Medigap coverage usually has a higher monthly premium but could result in lower out-of-pocket expenses than some Medicare Advantage plans. Medicare Advantage plans, on the other hand, generally cost less and cover more services, which can be the better option for your budget.

What types of Medicare Advantage Plans are there?

  • Health Maintanence Organizations (HMOs) require you to use health care providers in your network and may require referrals from a primary care physician in order to see a specialist
  • Preferred Provider Organizations (PPOs) recommend the use of “preferred providers” in an established network and these plans are more likely to cover most of your medical costs if you stay in-network.  You do not need a referral to see a specialist.
  • Private Fee For Service (PFFS) plans determine how much they will pay health care providers and how much the client is responsible to pay for out-of-pocket costs.
  • Medical Savings Plans (MSP) deposit money into a “health care checking account” that combines high-deductible health plans with a medical savings account to help pay for costs.
  • Special Needs Plan (SNP) are tailored health insurance plans designed for clients with certain health conditions

Why do I need Dental, Hearing, and Vision insurance?

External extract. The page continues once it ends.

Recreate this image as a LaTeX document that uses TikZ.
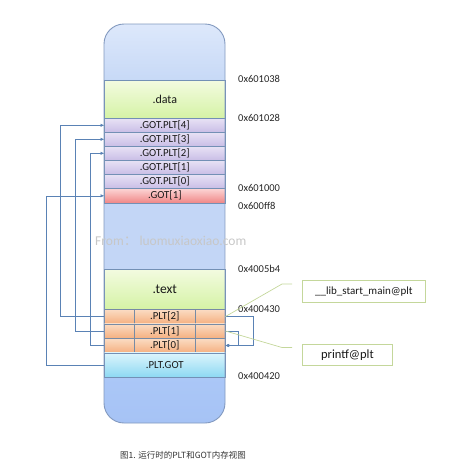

Consider the advantages to your health – our oral, eye, and ear health can be key indicators in deteticing early stages of many health risks and diseases along with preventing other health issues.

If I have Part D, are all of my drugs covered? How much will they cost?

  • It depends on the federal government guidelines on the type of prescription drugs that must be covered which does not necessarily mean your prescriptions are covered.
  • Each insurance company has a different formulary (list of drugs they cover), depending on which plan you enroll in and the area you live in.
  • Costs of each plan varies depending on the plan and drug formulary.
  • Senior Med Benefit agents will review your prescriptions, benefits, and the cost plans prior to enrolling you in a Part D Prescription Drug Plan.

I have a Disability - is there Medicare coverage for me?

You may qualify for Medicare before age 65 if: 

  • You’re disabled and have received disability benefits from the Social Security Administration (SSA), or certain Railroad Retirement Board (RRB) disability benefits, for at least two years.
  • You have Lou Gehrig’s disease (amyotrophic lateral sclerosis, or ALS).
  • You have end-stage renal disease (ESRD).

Make an appointment with us to go over specfics and ask any questions you may still have.

I have have a low income - is there Medicare coverage for me?

A low-income subsidy (called Extra Help) is available to help pay the premiums, deductibles, and co-payments of the Medicare prescription drug benefit. The amount of the subsidy varies depending on income.

To qualify for Extra Help, you must meet the following criteria:

  • Your annual income must be no more than $18,210 for an individual or $24,690 for a married couple living together (in 2018).
  • Your resources must be no more than $14,100 for an individual or $28,150 for a married couple living together (in 2018). Resources do not include your home, car, and personal possessions.

You automatically qualify for Extra Help if you are enrolled in Medicaid (you are a “dual eligible”), you are enrolled in Medicare Savings Programs (MSPs), or you get Supplemental Security Income (SSI).